The Gospel Of Luke

Luke 8:18 (CEV)

18 Pay attention to how you listen! Everyone who has something will be given more, but people who have nothing will lose what little they think they have.

Wrestling, Part 2

What do we do when it seems like the riddle doesn’t make any sense? When it feels like it’s contradictory to what we’ve always been told? Today’s passage did that for me yet again, and so I decided to show you my process for this kind of wrestling, because wrestling with scripture isn’t just something for some of us to do – all of us are invited to wrestle with Jesus, to wrestle with what the Bible says, to ask questions and ask questions until it starts to make sense. Over the past few days we’ve been trying out this concept of wrestling with scripture as we’ve met these parables of Jesus, but today’s passage isn’t just unclear for me – so it needed more than just some questions to begin to unlock what was going on.

For me, the first step is to recognize that this passage doesn’t easily sit well (at least, not for me). If we’re not honest about that, we can’t really get any further with it. So often we get to a bit in the Bible that doesn’t make sense and we either try to force it into making sense or try to ignore it in the hopes that it will go away. But neither of these options is particularly satisfying for me.

So I move on to the second step, which for me is to tell God about the fact that it’s not making sense. We say, as followers of Jesus, that the Bible is useful for helping us to understand what it means to be a follower of Jesus, and helpful in reorienting our focus, our actions, our way of being, to the life God always intended for us to live. But I don’t actually think the Bible does that entirely on it’s own. I think that just like everything else that can be useful in living this Kingdom-infused life, the Bible is only going to animate and orient us when the Holy Spirit is at work in the process. So when it doesn’t make sense I am trying to learn to acknowledge that pretty early on and ask for help working out the process.

Once I’ve done that, the next step seems to be to try to think of why it doesn’t make sense. What does it feel like it’s contradicting? What do I remember about those other ideas or stories or passages? For me, this verse seemed contradictory because it feels like it is in tension with all the times that Jesus was on the side of the poor, not the side of the rich. What I hear in my first few reads through this verse is the idea of Jesus stripping the poor of the last of what they have, and that feels completely wrong to me.

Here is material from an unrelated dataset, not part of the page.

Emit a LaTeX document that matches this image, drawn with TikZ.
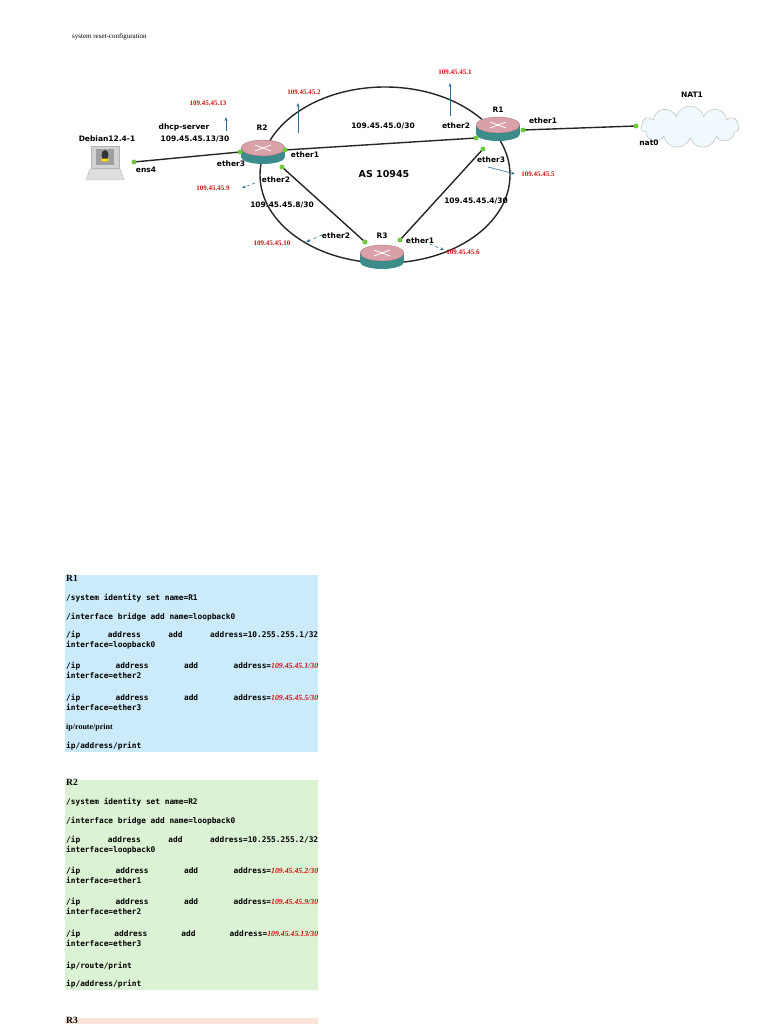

So then I go on to the fourth step. I look at the commentaries that Nathan has given me, read through what they have to say and frustratingly find that mostly they’ve managed to skip over this bit. (I admit that’s been the case with several of the questions I’ve had while writing this study.) But that’s okay. The people writing these commentaries are trying to answer the general questions people have. Or they’re trying to address particular concerns within their theological frameworks. Or they simply haven’t thought of the questions I think of because their lives have been different than mine. That doesn’t mean that my questions are bad or wrong. Just that I’m not going to get quick and easy answers.

My next step is then to go to www.biblegateway.com and look up the passages where the other ideas are found. I looked up other places where Luke talked about things being ‘taken away’ and things being ‘given’. I confirmed that yes, Luke does seem to think it’s pretty important to Jesus that the poor receive what they need – even at the expense of the rich. But I also discover that over and over again there’s this idea of people who have been faithful – people who have done well with the truths of the Kingdom – being given more responsibility, and the people who have neglected what it means to live life the way God intended it to be lived – people who ought to have known better – having that responsibility taken away.

This is one of Jesus’ cryptic sayings. Just like the last few days, I’m not willing to come out and firmly say ‘I know exactly what Jesus is trying to say, I’ve worked it all out and the answer is ______.’ I don’t think we get to be 100% sure about what some of these passages mean, because I think as soon as we take that position we stop having the option of growing and learning and being taught and changed.

I think we are far better off if we remain humble, remain seeking, always asking God to reveal to us what he would have us see and know and understand from the Bible that will help us understand God, and ourselves, and those around us, and even our world more clearly.

Journal Questions:

  1. Have you ever found a passage of scripture that just didn’t make sense?
  2. What did you do with it?
  3. What is your process for wrestling with scripture?
  4. Have you learned any new tools this week that you think might help you approach complicated passages moving forward?